We can rewrite the expression by grouping the numerical coefficients together and the radical expressions together:
$$(4 \times 3) \times (\sqrt {a^{2}b} \times \sqrt {b})$$

**step3** Multiplying the numerical coefficients

First, we multiply the numerical coefficients:
$$4 \times 3 = 12$$

**step4** Multiplying the radical expressions

Next, we multiply the terms under the square root signs.
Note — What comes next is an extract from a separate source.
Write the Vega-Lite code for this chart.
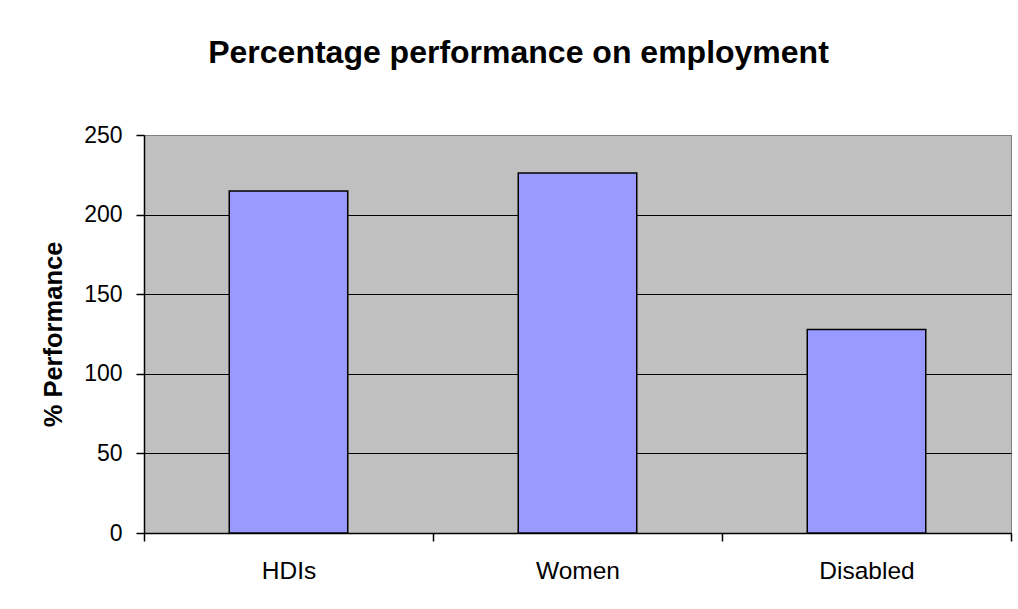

A property of square roots is that $$\sqrt{x} \times \sqrt{y} = \sqrt{xy}$$:
$$\sqrt {a^{2}b} \times \sqrt {b} = \sqrt {(a^{2}b) \times b}$$
$$= \sqrt {a^{2}b^{2}}$$

**step5** Simplifying the radical expression

Now, we simplify the square root $$\sqrt{a^{2}b^{2}}$$.
We know that for positive numbers, $$\sqrt{x^2} = x$$.
Since $$a$$ and $$b$$ are positive real numbers, we can simplify as follows:
$$\sqrt {a^{2}b^{2}} = \sqrt {a^{2}} \times \sqrt {b^{2}}$$
$$= a \times b$$
$$= ab$$

**step6** Combining the simplified parts

Finally, we combine the simplified numerical coefficient from Step 3 and the simplified radical expression from Step 5:
$$12 \times ab = 12ab$$
So, the simplified expression is $$12ab$$.